In Minot and other cities, substantial floodway projects need to be designed and built to protect residents from additional flooding, Dalrymple said.
“Property owners who have lost much to flooding deserve peace of mind, knowing that their efforts to rebuild will not be lost to future floods,” he said.
These floodway projects fall under the State Water Commission and deserve a resolution of support from the Legislature, he said.
In addition to floodway projects, North Dakota also needs water outlets, levees and other water projects, he said. He asked legislators to show their commitment by increasing the spending authority of the State Water Commission.
Dalrymple also wants legislators to address the financial hardships that flooding has created for townships.
“After several consecutive years of having to repair flooded roads, some townships are carrying a debt load that would take decades to retire,” Dalrymple said. “Obviously, this situation is not sustainable.”
The state needs to make sure townships can continue to rebuild roadways, he said.
Dalrymple also addressed the need for low-income housing in the state and urged legislators to provide a substantial increase to the funding for the incentive state tax credit.
This will enhance and accelerate the development of new low-income housing in communities impacted by disaster and rapid oil development, Dalrymple said.

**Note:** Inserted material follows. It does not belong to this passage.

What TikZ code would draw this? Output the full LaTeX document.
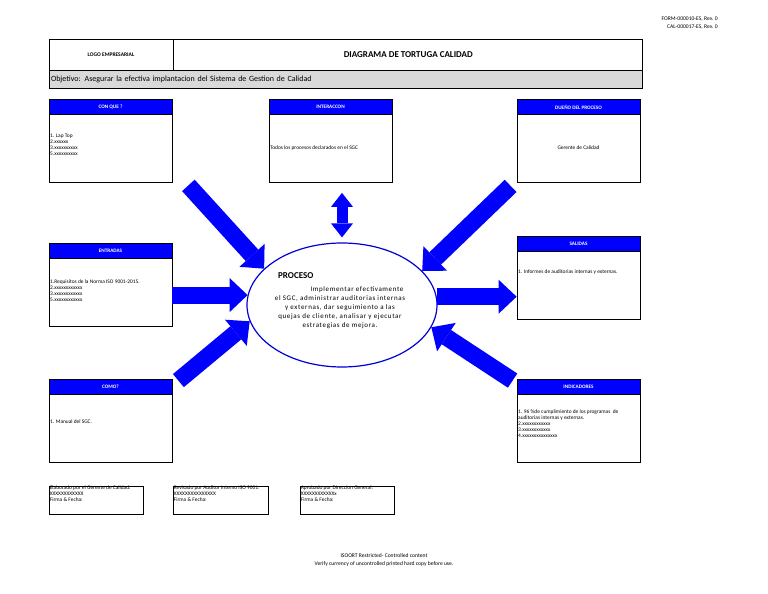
\documentclass[tikz,border=0pt]{standalone}
\usepackage{fontspec}
\setmainfont{Carlito}
\usetikzlibrary{shapes,arrows.meta,positioning,calc}

\begin{document}
\begin{tikzpicture}[x=1pt, y=1pt]
    % Define styles
    \tikzstyle{cell} = [rectangle, draw=black, line width=0.8pt, inner sep=0pt]
    \tikzstyle{box} = [rectangle, minimum width=123pt, minimum height=83pt, draw=black, line width=0.8pt, fill=white]
    \tikzstyle{boxhead} = [rectangle, minimum width=123pt, minimum height=15pt, draw=black, line width=0.8pt, fill=blue, text=white, font=\bfseries\fontsize{5.2}{6}\selectfont, anchor=north, inner sep=0pt]
    \tikzstyle{boxtext} = [align=left, font=\fontsize{5.4}{6}\selectfont, inner sep=0pt, anchor=west]
    \tikzstyle{signbox} = [rectangle, minimum width=94pt, minimum height=28pt, draw=black, line width=0.8pt]
    \tikzstyle{smalltext} = [font=\fontsize{5.6}{7.5}\selectfont, inner sep=0pt]
    \tikzstyle{core} = [ellipse, minimum width=190pt, minimum height=124pt, inner sep=0pt, draw=blue!85!black, line width=1.2pt, fill=white]
    \tikzstyle{bigarrow} = [draw=blue, line width=17pt, -{Triangle[length=18pt, width=34pt, line width=0pt]}]
    \tikzstyle{dblarrow} = [draw=blue, line width=11pt, {Triangle[length=14pt, width=22pt, line width=0pt]}-{Triangle[length=14pt, width=22pt, line width=0pt]}]

    \useasboundingbox (0,0) rectangle (768,594);

    % Header
    \node [smalltext, align=right, anchor=north east] (formcode) at (718,577) {FORM-000010-ES, Rev. 0\\CAL-000017-ES, Rev. 0};
    \node [cell, minimum width=124pt, minimum height=31pt, font=\bfseries\fontsize{5.5}{6}\selectfont] (logo) at (111,539.5) {LOGO EMPRESARIAL};
    \node [cell, minimum width=469pt, minimum height=31pt, anchor=west, font=\bfseries\fontsize{9}{11}\selectfont] (titulo) at (logo.east) {DIAGRAMA DE TORTUGA CALIDAD};
    \node [cell, fill=gray!30, minimum height=18pt, text width=589pt, inner xsep=2pt, anchor=north west, align=left, font=\fontsize{8}{10}\selectfont] (objetivo) at (logo.south west) {Objetivo: Asegurar la efectiva implantacion del Sistema de Gestion de Calidad};

    % Boxes
    \node [box] (conque) at (110.5,453) {};
    \node [boxhead] (conquehead) at (conque.north) {CON QUE ?};
    \node [boxtext] (conquetext) at (50,449) {1. Lap Top\\2.xxxxxx\\3.xxxxxxxxxx\\5.xxxxxxxxxx};

    \node [box] (interaccion) at (330.5,453) {};
    \node [boxhead] (interaccionhead) at (interaccion.north) {INTERACCON};
    \node [boxtext] (interacciontext) at (270,446) {Todos los procesos declarados en el SGC};

    \node [box] (dueno) at (578.5,453) {};
    \node [boxhead] (duenohead) at (dueno.north) {DUEÑO DEL PROCESO};
    \node [boxtext, anchor=center] (duenotext) at (578.5,446) {Gerente de Calidad};

    \node [box] (entradas) at (110.5,309.5) {};
    \node [boxhead] (entradashead) at (entradas.north) {ENTRADAS};
    \node [boxtext] (entradastext) at (50,303) {1.Requisitos de la Norma ISO 9001-2015.\\2.xxxxxxxxxxxx\\3.xxxxxxxxxxxx\\5.xxxxxxxxxxxx};

    \node [box] (salidas) at (578.5,316.5) {};
    \node [boxhead] (salidashead) at (salidas.north) {SALIDAS};
    \node [boxtext] (salidastext) at (518,322) {1. Informes de auditorias internas y externas.};

    \node [box] (como) at (110.5,173.5) {};
    \node [boxhead] (comohead) at (como.north) {COMO?};
    \node [boxtext] (comotext) at (50,172) {1. Manual del SGC.};

    \node [box] (indicadores) at (578.5,173.5) {};
    \node [boxhead] (indicadoreshead) at (indicadores.north) {INDICADORES};
    \node [boxtext] (indicadorestext) at (518,170.4) {1. 96 \%de cumplimiento de los programas\ \ de\\auditorias internas y externas.\\2.xxxxxxxxxxxx\\3.xxxxxxxxxxxx\\4.xxxxxxxxxxxxxxx};

    % Process
    \node [core] (proceso) at (342,289) {};
    \node [anchor=west, inner sep=0pt, font=\bfseries\fontsize{9}{11}\selectfont] (procesotitle) at (278,318) {PROCESO};
    \node [align=center, inner sep=0pt, font=\fontsize{7}{9}\selectfont\addfontfeatures{LetterSpace=9}] (procesotext) at (340,286) {\hspace*{34pt}Implementar efectivamente\\el SGC, administrar auditorias internas\\y externas, dar seguimiento a las\\quejas de cliente, analisar y ejecutar\\estrategias de mejora.};

    % Arrows
    \draw [bigarrow] ([shift={(16pt,-2.5pt)}]conque.south east) -- (proceso.155);
    \draw [bigarrow] ([shift={(-6pt,-3pt)}]dueno.south west) -- (proceso.23);
    \draw [bigarrow] (entradas.east |- proceso.174) -- (proceso.174);
    \draw [bigarrow] (proceso.5) -- (salidas.west |- proceso.5);
    \draw [bigarrow] ([shift={(6pt,-2pt)}]como.north east) -- (proceso.190);
    \draw [bigarrow] ([shift={(-4pt,-2pt)}]indicadores.north west) -- (proceso.346);
    \draw [dblarrow] ([yshift=-10pt]interaccion.south -| proceso.north) -- ([yshift=5pt]proceso.north);

    % Signatures
    \node [signbox] (elaborado) at (96,94) {};
    \node [boxtext, anchor=north west] (elaboradotext) at ([xshift=1pt]elaborado.north west) {Elaborado por el Gerente de Calidad:\\XXXXXXXXXXXX\\Firma \& Fecha:};
    \node [signbox, minimum width=95pt] (revisado) at (220.5,94) {};
    \node [boxtext, anchor=north west] (revisadotext) at ([xshift=1pt]revisado.north west) {Revisado por Auditor Interno ISO 9001:\\XXXXXXXXXXXXXXX\\Firma \& Fecha:};
    \node [signbox] (aprobado) at (347,94) {};
    \node [boxtext, anchor=north west] (aprobadotext) at ([xshift=1pt]aprobado.north west) {Aprobado por Direccion General:\\XXXXXXXXXXXXx\\Firma \& Fecha:};

    % Footer
    \node [smalltext, align=center] (footer) at (384,34) {ISOORT Restricted- Controlled content\\Verify currency of uncontrolled printed hard copy before use.};
\end{tikzpicture}
\end{document}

Dalrymple has also asked the Bank of North Dakota to enhance its existing loan programs for affordable housing.
The special session also gives the state an opportunity to increase funds available to the Oil Impact Fund, Dalrymple said.
“The need for grants in oil-impacted communities has proven to be even greater than anticipated in April, and I urge you to provide additional funding without delay,” he said.
Dalrymple said he has also instructed the Highway Patrol to send nine more troopers to the western part of the state and urged legislators to authorize four additional troops.
As far as the Fighting Sioux nickname, Dalrymple told lawmakers to support a bill returning the decision-making authority regarding the nickname to the State Board of Higher Education.
“I believe it was worth the effort to do everything we could to keep the university’s proud nickname,” Dalrymple said. “But now, with the University of North Dakota facing harm to its student athletes and all students, it is time to move forward.”
Hearings on the issues begin at 1:30 and go throughout the afternoon. Legislators will discuss redistricting, health care reform, the Fighting Sioux nickname and disaster relief.
Lawmakers will spend the week doing committee work, proposing amendments and debating on the floor. Leaders hope to wrap up the session on Friday.